As 'n' gets really, really large, $\frac{1}{n}$ gets closer and closer to zero.
So, $\left( 1 + \frac{1}{n} \right)^{4}$ gets closer and closer to $(1 + 0)^{4} = 1^{4} = 1$.

This means the whole expression approaches $1 \cdot \frac{1}{4} = \frac{1}{4}$.

Finally, we look at this number, which is $\frac{1}{4}$. The rule for the Ratio Test says:
- If this number is less than 1, the series converges absolutely. (This means it adds up to a specific number!)
- If this number is greater than 1, the series diverges. (This means it just keeps growing forever!)
- If it's exactly 1, the test doesn't tell us anything, and we'd need another method.

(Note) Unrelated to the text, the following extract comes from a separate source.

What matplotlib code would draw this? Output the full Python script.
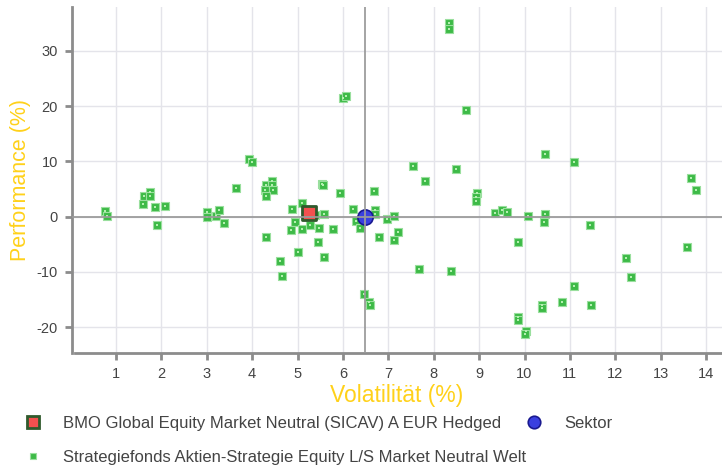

Since our number, $\frac{1}{4}$, is definitely less than 1, our series converges absolutely! Yay, it means if you added up all those numbers, you'd get a real, finite total!

Alternative answer

Answer: The series converges absolutely. Explain
This is a question about using the Ratio Test to figure out if a series adds up to a specific number (converges) or just keeps getting bigger and bigger (diverges) . The solving step is:

First, we look at the part of the series we are adding up, which we call $a_n$. Here, $a_n = \frac{n^{4}}{(-4)^{n}}$.
Next, we figure out what the next term in the series would look like. We call this $a_{n+1}$. We just replace every 'n' with '(n+1)': $a_{n+1} = \frac{(n+1)^{4}}{(-4)^{n+1}}$.

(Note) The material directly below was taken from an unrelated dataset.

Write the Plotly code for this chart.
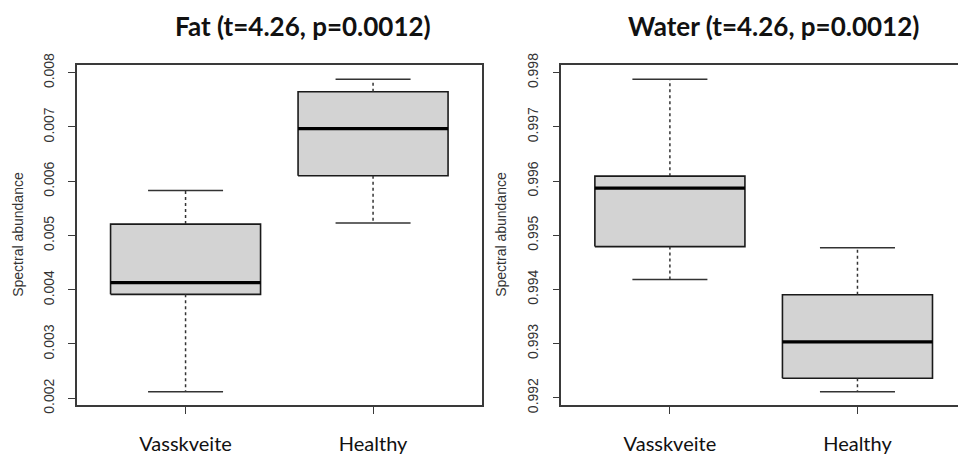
import plotly.graph_objects as go

categories = ["Vasskveite", "Healthy"]
cat_pos = [1, 2]

# Five-number summaries: lower whisker, Q1, median, Q3, upper whisker
fat_low = [0.00212, 0.00523]
fat_q1 = [0.003915, 0.00610]
fat_med = [0.00413, 0.00697]
fat_q3 = [0.00521, 0.00765]
fat_high = [0.00583, 0.00788]

water_low = [0.99418, 0.99211]
water_q1 = [0.99479, 0.99236]
water_med = [0.99587, 0.99303]
water_q3 = [0.99609, 0.99390]
water_high = [0.99788, 0.99477]

fat_ticks = [0.002, 0.003, 0.004, 0.005, 0.006, 0.007, 0.008]
fat_ticktext = ["0.002", "0.003", "0.004", "0.005", "0.006", "0.007", "0.008"]
water_ticks = [0.992, 0.993, 0.994, 0.995, 0.996, 0.997, 0.998]
water_ticktext = ["0.992", "0.993", "0.994", "0.995", "0.996", "0.997", "0.998"]

titles = ["Fat (t=4.26, p=0.0012)", "Water (t=4.26, p=0.0012)"]
ylabel = "Spectral abundance"

BOX_HALF = 0.4
CAP_HALF = 0.2
FRAME = "#3a3a3a"

fig = go.Figure()


def add_boxes(low, q1, med, q3, high, xa, ya):
    for i, c in enumerate(cat_pos):
        # box
        fig.add_trace(go.Scatter(
            x=[c - BOX_HALF, c + BOX_HALF, c + BOX_HALF, c - BOX_HALF, c - BOX_HALF],
            y=[q1[i], q1[i], q3[i], q3[i], q1[i]],
            mode="lines", fill="toself", fillcolor="#d3d3d3",
            line=dict(color="#1a1a1a", width=1.6),
            xaxis=xa, yaxis=ya, hoverinfo="skip", showlegend=False))
        # median
        fig.add_trace(go.Scatter(
            x=[c - BOX_HALF, c + BOX_HALF], y=[med[i], med[i]],
            mode="lines", line=dict(color="black", width=3.2),
            xaxis=xa, yaxis=ya, hoverinfo="skip", showlegend=False))
        # whiskers (dashed)
        for a, b in ((q3[i], high[i]), (q1[i], low[i])):
            fig.add_trace(go.Scatter(
                x=[c, c], y=[a, b], mode="lines",
                line=dict(color="#333333", width=1.5, dash="3px,3px"),
                xaxis=xa, yaxis=ya, hoverinfo="skip", showlegend=False))
        # caps
        for v in (high[i], low[i]):
            fig.add_trace(go.Scatter(
                x=[c - CAP_HALF, c + CAP_HALF], y=[v, v], mode="lines",
                line=dict(color="#333333", width=1.5),
                xaxis=xa, yaxis=ya, hoverinfo="skip", showlegend=False))


add_boxes(fat_low, fat_q1, fat_med, fat_q3, fat_high, "x", "y")
add_boxes(water_low, water_q1, water_med, water_q3, water_high, "x2", "y2")

W, H = 958, 459
ydom = [(H - 411.7) / H, (H - 56) / H]

xaxis_common = dict(
    tickvals=cat_pos, ticktext=categories, ticks="outside", ticklen=7,
    tickcolor=FRAME, tickwidth=1.3, showgrid=False, zeroline=False,
    showline=True, linecolor=FRAME, linewidth=1.5, mirror=True,
    tickfont=dict(family="Lato", size=20, color="#111111"),
    ticklabelstandoff=13, fixedrange=True)
yaxis_common = dict(
    ticks="outside", ticklen=7, tickcolor=FRAME, tickwidth=1.3,
    showgrid=False, zeroline=False, showline=True, linecolor=FRAME,
    linewidth=1.5, tickangle=-90, ticklabelstandoff=9,
    tickfont=dict(family="Liberation Sans", size=14, color="#333333"),
    fixedrange=True, domain=ydom)

fig.update_layout(
    width=W, height=H, margin=dict(l=0, r=0, t=0, b=0),
    paper_bgcolor="white", plot_bgcolor="white", showlegend=False,
    xaxis=dict(xaxis_common, domain=[77 / W, 482 / W], range=[0.421, 2.581], anchor="y"),
    yaxis=dict(yaxis_common, range=[0.00188, 0.00815], tickvals=fat_ticks,
               ticktext=fat_ticktext, mirror=True, anchor="x"),
    xaxis2=dict(xaxis_common, domain=[561.3 / W, 1.0], range=[0.421, 2.536], anchor="y2"),
    yaxis2=dict(yaxis_common, range=[0.99187, 0.99815], tickvals=water_ticks,
                ticktext=water_ticktext, mirror=False, anchor="x2"),
)

# panel titles
for txt, cx in zip(titles, [303, 773]):
    fig.add_annotation(text="<b>" + txt + "</b>", xref="paper", yref="paper",
                       x=cx / W, y=(H - 16) / H, xanchor="center", yanchor="middle",
                       showarrow=False, font=dict(family="Lato", size=26, color="#111111"))

# y axis titles
for cx in [18, 501]:
    fig.add_annotation(text=ylabel, xref="paper", yref="paper",
                       x=cx / W, y=(H - 234) / H, xanchor="center", yanchor="middle",
                       textangle=-90, showarrow=False,
                       font=dict(family="Liberation Sans", size=14, color="#333333"))

fig.write_html("out.html")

Now, the Ratio Test wants us to calculate a special ratio: $\frac{a_{n+1}}{a_n}$. It's like comparing how much each new term changes from the one before it.
So, we write it out:
$\frac{a_{n+1}}{a_n} = \frac{\frac{(n+1)^{4}}{(-4)^{n+1}}}{\frac{n^{4}}{(-4)^{n}}}$
To simplify this, we can flip the bottom fraction and multiply:
$= \frac{(n+1)^{4}}{(-4)^{n+1}} \cdot \frac{(-4)^{n}}{n^{4}}$

Let's group the similar parts:
$= \left( \frac{n+1}{n} \right)^{4} \cdot \frac{(-4)^{n}}{(-4)^{n+1}}$

Now, let's simplify each part:
The first part, $\left( \frac{n+1}{n} \right)^{4}$, can be written as $\left( 1 + \frac{1}{n} \right)^{4}$.
The second part, $\frac{(-4)^{n}}{(-4)^{n+1}}$, simplifies to $\frac{1}{-4}$.

So, our ratio is $\left( 1 + \frac{1}{n} \right)^{4} \cdot \left( -\frac{1}{4} \right)$.

The Ratio Test uses the *absolute value* of this ratio. The absolute value just makes any negative numbers positive.
$\left| \left( 1 + \frac{1}{n} \right)^{4} \cdot \left( -\frac{1}{4} \right) \right| = \left( 1 + \frac{1}{n} \right)^{4} \cdot \frac{1}{4}$ (because $(1+\frac{1}{n})^4$ is always positive).

Finally, we need to see what this expression gets closer and closer to as 'n' gets really, really big (approaches infinity). This is called taking the limit.
As $n$ gets super big, $\frac{1}{n}$ gets super small, almost zero.
So, $\left( 1 + \frac{1}{n} \right)$ gets closer and closer to $(1+0)=1$.
And $\left( 1 + \frac{1}{n} \right)^{4}$ gets closer and closer to $1^4 = 1$.

So, the whole expression gets closer and closer to $1 \cdot \frac{1}{4} = \frac{1}{4}$. This is our limit, which we call $L$.
$L = \frac{1}{4}$.

The rule for the Ratio Test is:
- If $L < 1$, the series converges absolutely.
- If $L > 1$, the series diverges.
- If $L = 1$, the test doesn't tell us anything.

Since our $L = \frac{1}{4}$, and $\frac{1}{4}$ is definitely less than $1$, the series converges absolutely!